Primaries are arguably the most integral stage in the election process as they essentially control voter choice. The winners of the primary election are the candidates all voters will choose from in the general election.

“General elections have become less competitive and now nearly all races are decided in the primary,” Henderson explained. “In 2014, only 8 percent of races in the Oregon House and 7 percent of races in the Oregon Senate are truly “toss-ups.”

Yet, non-major party voters (nearly one-third of the registered voting population) are denied their fundamental rights in Oregon when they are told that having an equal voice in all integral stages of the voting process is contingent on being a member of a private organization.

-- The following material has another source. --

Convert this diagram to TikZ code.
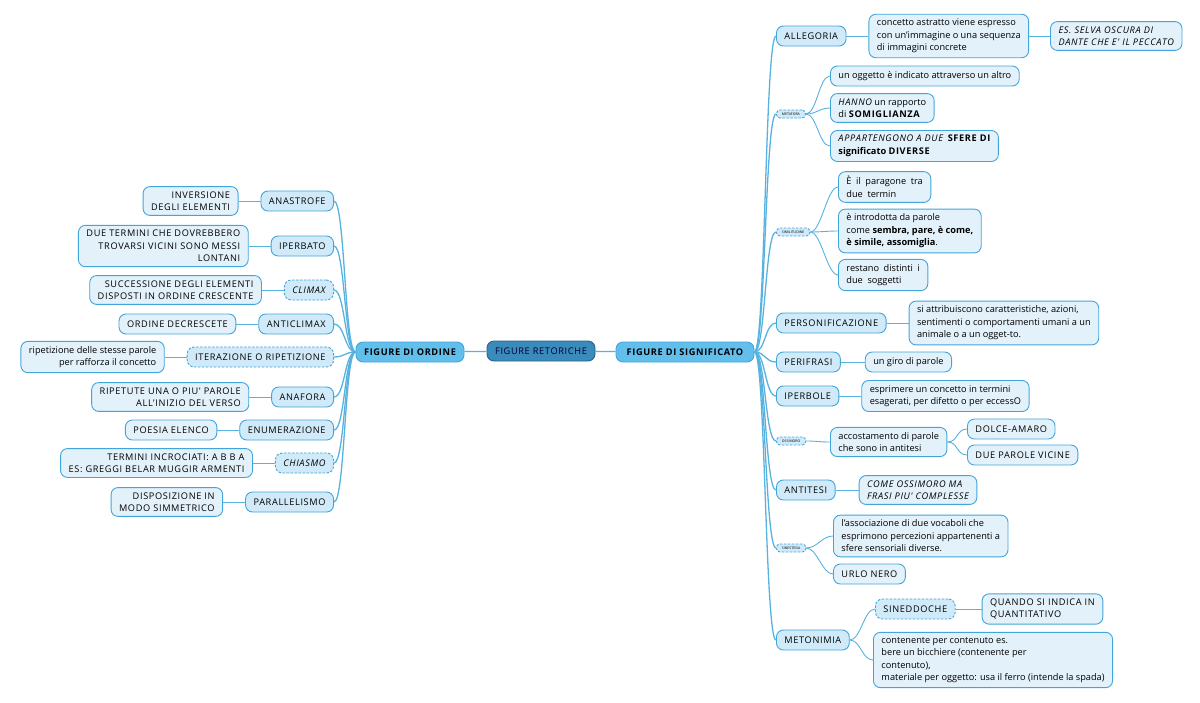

Oregon’s closed primary not only violates the constitutionally-protected right of non-association, guaranteed in the First Amendment of the U.S. Constitution, but violates protections guaranteed in both the U.S. and Oregon constitutions to equal consideration under the law, as well as the right to vote in free and equal elections. The Open Primary Initiative looks to correct this by giving voters and candidates equal access to the primary ballot.

“If the open primary measure passes in November, it will make every voter equal in every election, increase voters’ choices, and reduce government gridlock,” Henderson said. “We will have to deliver this message in the face of attacks levied by proponents of the status quo, who want to defend a closed system because it is easier for them to control.”

On June 23, the Every Oregon Voter Counts Petition Committee submitted over 140,000 signatures from registered voters, setting a record for the fastest signature gathering effort for ballot qualification in the state’s history. The initiative qualified for the November ballot with 91,716 valid signatures, according to Secretary of State Kate Brown’s office.